> Goal
All pictures are to be skipped; retype only the lines from the top of the entries through the line with "(0,0) rectangle (992,776);", both included.

> Dataset content
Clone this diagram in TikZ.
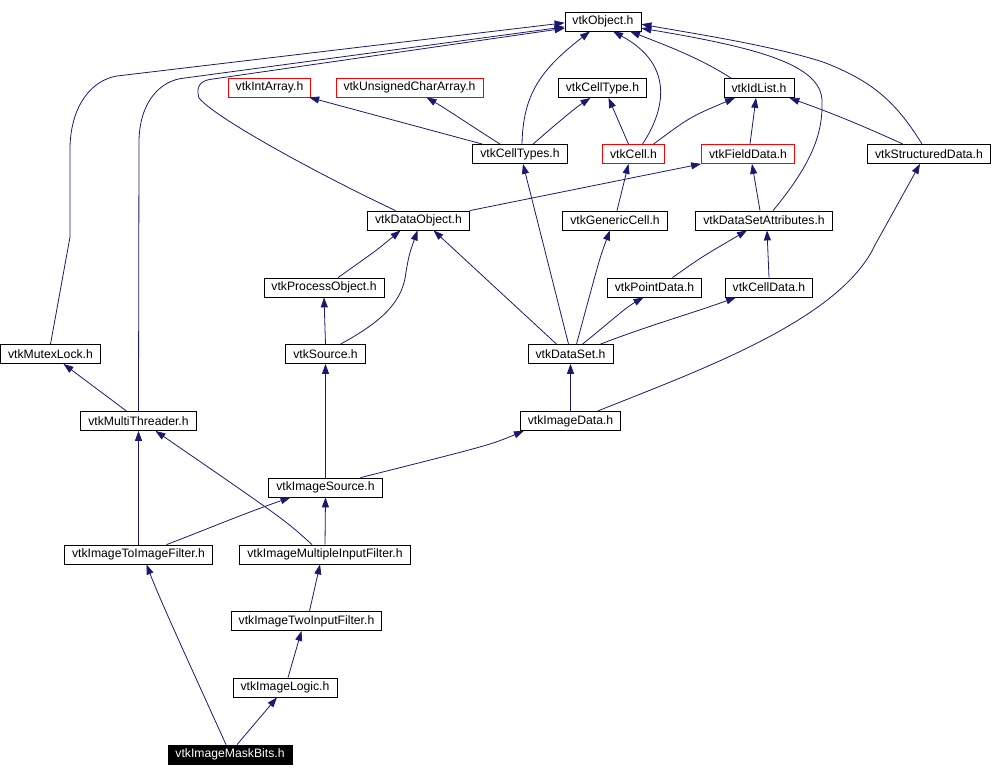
\documentclass[tikz,border=0pt]{standalone}
\usepackage{fontspec}
\setmainfont{Liberation Sans}
\usetikzlibrary{arrows.meta}
\definecolor{edgeblue}{RGB}{25,25,112}
\tikzset{
  hdr/.style={draw=black, line width=0.8pt, font=\fontsize{12.2}{14}\selectfont,
    inner xsep=7.5pt, inner ysep=0pt, minimum height=19pt},
  undoc/.style={hdr, draw=red},
  cur/.style={hdr, fill=black, text=white},
  inh/.style={draw=edgeblue, line width=0.8pt, -{Triangle[length=10pt,width=7pt]}},
}

\begin{document}
\begin{tikzpicture}[x=1pt, y=-1pt]
  \useasboundingbox (0,0) rectangle (992,776);

  \node[hdr] (obj) at (603,21.5) {vtkObject.h};
  \node[undoc] (intarr) at (269.5,87.5) {vtkIntArray.h};
  \node[undoc] (ucarr) at (409.5,87.5) {vtkUnsignedCharArray.h};
  \node[hdr] (ctype) at (602.5,88) {vtkCellType.h};
  \node[hdr] (idl) at (759,88) {vtkIdList.h};
  \node[hdr] (ctypes) at (520,154) {vtkCellTypes.h};
  \node[undoc] (cell) at (633.5,154) {vtkCell.h};
  \node[undoc] (fdata) at (748,154) {vtkFieldData.h};
  \node[hdr] (sdata) at (929,154) {vtkStructuredData.h};
  \node[hdr] (dobj) at (418.5,220.5) {vtkDataObject.h};
  \node[hdr] (gcell) at (615,220.5) {vtkGenericCell.h};
  \node[hdr] (dsa) at (764,220.5) {vtkDataSetAttributes.h};
  \node[hdr] (pobj) at (324,287.5) {vtkProcessObject.h};
  \node[hdr] (pdata) at (654.5,287.5) {vtkPointData.h};
  \node[hdr] (cdata) at (769,287.5) {vtkCellData.h};
  \node[hdr] (mutex) at (50.5,354) {vtkMutexLock.h};
  \node[hdr] (src) at (325.5,354) {vtkSource.h};
  \node[hdr] (dset) at (570.5,354) {vtkDataSet.h};
  \node[hdr] (thread) at (138.5,421) {vtkMultiThreader.h};
  \node[hdr] (imgdata) at (570.5,421) {vtkImageData.h};
  \node[hdr] (isrc) at (325.5,487.5) {vtkImageSource.h};
  \node[hdr] (i2i) at (138.5,554.5) {vtkImageToImageFilter.h};
  \node[hdr] (imif) at (325,554.5) {vtkImageMultipleInputFilter.h};
  \node[hdr] (i2f) at (306.5,621) {vtkImageTwoInputFilter.h};
  \node[hdr] (logic) at (285,687.5) {vtkImageLogic.h};
  \node[cur] (mask) at (230,754.5) {vtkImageMaskBits.h};

  \draw[inh] (mutex.north) -- (70,237) -- (70,147) .. controls (71,105) and (92,80) .. (117,76) -- (obj.182);
  \draw[inh] (thread.north) -- (139,140) .. controls (140,102) and (160,80) .. (185,78) -- (obj.188);
  \draw[inh] ([xshift=-23]dobj.north) .. controls (320,175) and (215,118) .. (199,98)
    .. controls (195,84) and (203,80) .. (213,79) -- (obj.190);
  \draw[inh] ([xshift=2]ctypes.north) .. controls (523,95) and (540,70) .. ([xshift=-13]obj.south);
  \draw[inh] ([xshift=9]cell.north) .. controls (665,110) and (675,65) .. ([xshift=10]obj.south);
  \draw[inh] ([xshift=-28]idl.north) .. controls (700,58) and (665,45) .. ([xshift=27]obj.south);
  \draw[inh] ([xshift=9]dsa.north) .. controls (815,160) and (823,130) .. (822,100)
    .. controls (820,65) and (760,48) .. (obj.-10);
  \draw[inh] ([xshift=-7]sdata.north) .. controls (895,100) and (870,80) .. (823,62)
    .. controls (770,45) and (690,33) .. (obj.-4);

  \draw[inh] ([xshift=10]ctypes.north west) -- ([xshift=-2]intarr.south east);
  \draw[inh] ([xshift=-20]ctypes.north) .. controls (470,125) and (448,110) .. ([xshift=17]ucarr.south);
  \draw[inh] ([xshift=13]ctypes.north) .. controls (555,125) and (575,108) .. ([xshift=-12]ctype.south);
  \draw[inh] ([xshift=-5]cell.north) -- ([xshift=6]ctype.south);
  \draw[inh] ([xshift=20]cell.north) .. controls (690,117) .. ([xshift=-24]idl.south);
  \draw[inh] ([xshift=2]fdata.north) -- ([xshift=-3]idl.south);
  \draw[inh] ([xshift=-26]sdata.north) .. controls (850,120) and (823,110) .. ([xshift=-5]idl.south east);

  \draw[inh] (dobj.north east) -- (fdata.south west);
  \draw[inh] ([xshift=2]gcell.north) -- ([xshift=-5]cell.south);
  \draw[inh] ([xshift=-4]dsa.north) -- ([xshift=4]fdata.south);

  \draw[inh] ([xshift=14]pobj.north) .. controls (377,250) .. ([xshift=-18]dobj.south);
  \draw[inh] ([xshift=15]src.north) .. controls (385,320) and (403,300) .. (406,272)
    .. controls (409,255) .. ([xshift=-1]dobj.south);
  \draw[inh] ([xshift=-14]dset.north) -- ([xshift=15]dobj.south);
  \draw[inh] ([xshift=-2]dset.north) -- ([xshift=3]ctypes.south);
  \draw[inh] ([xshift=6]dset.north) .. controls (600,257) .. ([xshift=-5]gcell.south);
  \draw[inh] ([xshift=18]pdata.north) .. controls (700,258) .. ([xshift=-17]dsa.south);
  \draw[inh] (cdata.north) -- ([xshift=3]dsa.south);
  \draw[inh] ([xshift=12]dset.north) .. controls (610,322) and (625,308) .. ([xshift=-11]pdata.south);
  \draw[inh] ([xshift=30]dset.north) .. controls (650,325) and (690,314) .. ([xshift=-33]cdata.south);

  \draw[inh] (src.north) -- (pobj.south);
  \draw[inh] ([xshift=-12]thread.north) -- ([xshift=13]mutex.south);
  \draw[inh] (imgdata.north) -- (dset.south);
  \draw[inh] ([xshift=27]imgdata.north) .. controls (700,370) and (840,320) .. (875,245)
    -- ([xshift=-9]sdata.south);

  \draw[inh] (isrc.north) -- (src.south);
  \draw[inh] ([xshift=35]isrc.north) .. controls (490,445) .. ([xshift=4]imgdata.south west);
  \draw[inh] (i2i.north) -- (thread.south);
  \draw[inh] ([xshift=28]i2i.north) .. controls (205,530) and (240,515) .. ([xshift=-35]isrc.south);
  \draw[inh] ([xshift=-13]imif.north) .. controls (285,520) .. ([xshift=17]thread.south);
  \draw[inh] (imif.north) -- (isrc.south);
  \draw[inh] ([xshift=3]i2f.north) -- ([xshift=-5]imif.south);
  \draw[inh] ([xshift=3]logic.north) -- ([xshift=-5]i2f.south);
  \draw[inh] ([xshift=-4]mask.north) .. controls (190,665) and (160,600) .. ([xshift=8]i2i.south);
  \draw[inh] ([xshift=7]mask.north) -- ([xshift=-8]logic.south);
\end{tikzpicture}
\end{document}
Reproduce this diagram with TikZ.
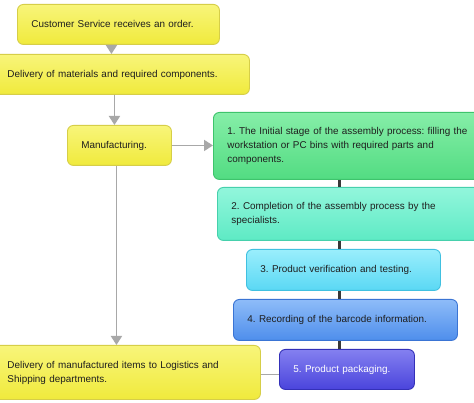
\documentclass[tikz,border=0pt]{standalone}
\usepackage{fontspec}
\setmainfont{Liberation Sans}
\usetikzlibrary{arrows.meta,calc}
\definecolor{txt}{HTML}{1E1E1E}
\definecolor{yelT}{HTML}{F8F57A}\definecolor{yelB}{HTML}{F0EA3C}\definecolor{yelD}{HTML}{D6CE48}
\definecolor{grnT}{HTML}{86EEA8}\definecolor{grnB}{HTML}{52DC82}\definecolor{grnD}{HTML}{3EC46C}
\definecolor{aquT}{HTML}{92F6DC}\definecolor{aquB}{HTML}{5EEAC4}\definecolor{aquD}{HTML}{46D0AC}
\definecolor{cyaT}{HTML}{9AEEFC}\definecolor{cyaB}{HTML}{5AD8F4}\definecolor{cyaD}{HTML}{40C0E0}
\definecolor{bluT}{HTML}{8EBCF8}\definecolor{bluB}{HTML}{4E8EEC}\definecolor{bluD}{HTML}{3A74D4}
\definecolor{purT}{HTML}{8480F0}\definecolor{purB}{HTML}{4A44DC}\definecolor{purD}{HTML}{3430B8}
\definecolor{conn}{HTML}{A8A8A8}
\definecolor{spine}{HTML}{383838}
\frenchspacing
\begin{document}
\begin{tikzpicture}[x=1pt,y=-1pt,
  box/.style={draw, rounded corners=6pt, anchor=north west, inner xsep=14pt, inner ysep=0pt,
    align=left, font=\fontsize{9.9}{14}\selectfont, text=txt, line width=0.9pt},
  yel/.style={top color=yelT, bottom color=yelB, draw=yelD},
  grn/.style={top color=grnT, bottom color=grnB, draw=grnD},
  aqu/.style={top color=aquT, bottom color=aquB, draw=aquD},
  cya/.style={top color=cyaT, bottom color=cyaB, draw=cyaD},
  blu/.style={top color=bluT, bottom color=bluB, draw=bluD},
  pur/.style={top color=purT, bottom color=purB, draw=purD, text=white},
  garrow/.style={draw=conn, line width=1.8pt, -{Triangle[length=9pt,width=11pt]}},
  gline/.style={draw=conn, line width=1.8pt},
  sline/.style={draw=spine, line width=3pt}]
\useasboundingbox (0,0) rectangle (474,403);
\clip (0,0) rectangle (474,403);
\fill[white] (0,0) rectangle (474,403);
\coordinate (sp) at (339,0);
\node[box, yel, text width=174pt, minimum height=40pt] (b1) at (17,4) {Customer Service receives an order.};
\node[box, yel, text width=228pt, minimum height=40pt] (b2) at (-7,54) {Delivery of materials and required components.};
\node[box, yel, text width=76pt, minimum height=40pt] (man) at (67,125) {Manufacturing.};
\node[box, grn, text width=247pt, minimum height=67pt] (a1) at (213,112) {1. The Initial stage of the assembly process: filling the\\workstation or PC bins with required parts and\\components.};
\node[box, aqu, text width=247pt, minimum height=53pt] (a2) at (217,187) {2. Completion of the assembly process by the\\specialists.};
\node[box, cya, text width=166pt, minimum height=41pt] (a3) at (246,249) {3. Product verification and testing.};
\node[box, blu, text width=196pt, minimum height=41pt] (a4) at (233,299) {4. Recording of the barcode information.};
\node[box, pur, text width=107pt, minimum height=40pt] (a5) at (279,349) {5. Product packaging.};
\node[box, yel, text width=239pt, minimum height=54pt] (bb) at (-7,345) {Delivery of manufactured items to Logistics and\\Shipping departments.};
\draw[garrow] ([xshift=-7pt]b1.south) -- ([xshift=-7pt]b1.south |- b2.north);
\draw[garrow] ([xshift=-7pt]b2.south) -- ([xshift=-7pt]b2.south |- man.north);
\draw[garrow] (man.east) -- (man.east -| a1.west);
\draw[garrow] ([xshift=-3pt]man.south) -- ([xshift=-3pt]man.south |- bb.north);
\draw[gline] ([yshift=-2pt]bb.east) -- ([yshift=-2pt]bb.east -| a5.west);
\draw[sline] (a1.south -| sp) -- (a2.north -| sp);
\draw[sline] (a2.south -| sp) -- (a3.north -| sp);
\draw[sline] (a3.south -| sp) -- (a4.north -| sp);
\draw[sline] (a4.south -| sp) -- (a5.north -| sp);
\end{tikzpicture}
\end{document}
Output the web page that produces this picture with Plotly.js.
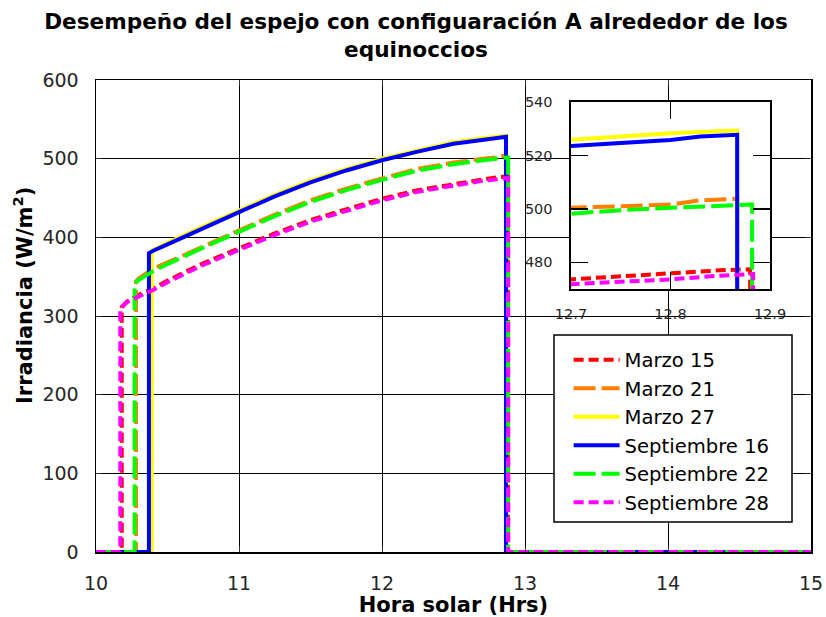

> Solution to this task
Clone this diagram in TikZ.
\documentclass[tikz,border=0pt]{standalone}
\usepackage{fontspec}
\setmainfont{Liberation Sans}
\usetikzlibrary{arrows.meta}
\definecolor{edgeblue}{RGB}{25,25,112}
\tikzset{
  hdr/.style={draw=black, line width=0.8pt, font=\fontsize{12.2}{14}\selectfont,
    inner xsep=7.5pt, inner ysep=0pt, minimum height=19pt},
  undoc/.style={hdr, draw=red},
  cur/.style={hdr, fill=black, text=white},
  inh/.style={draw=edgeblue, line width=0.8pt, -{Triangle[length=10pt,width=7pt]}},
}

\begin{document}
\begin{tikzpicture}[x=1pt, y=-1pt]
  \useasboundingbox (0,0) rectangle (992,776);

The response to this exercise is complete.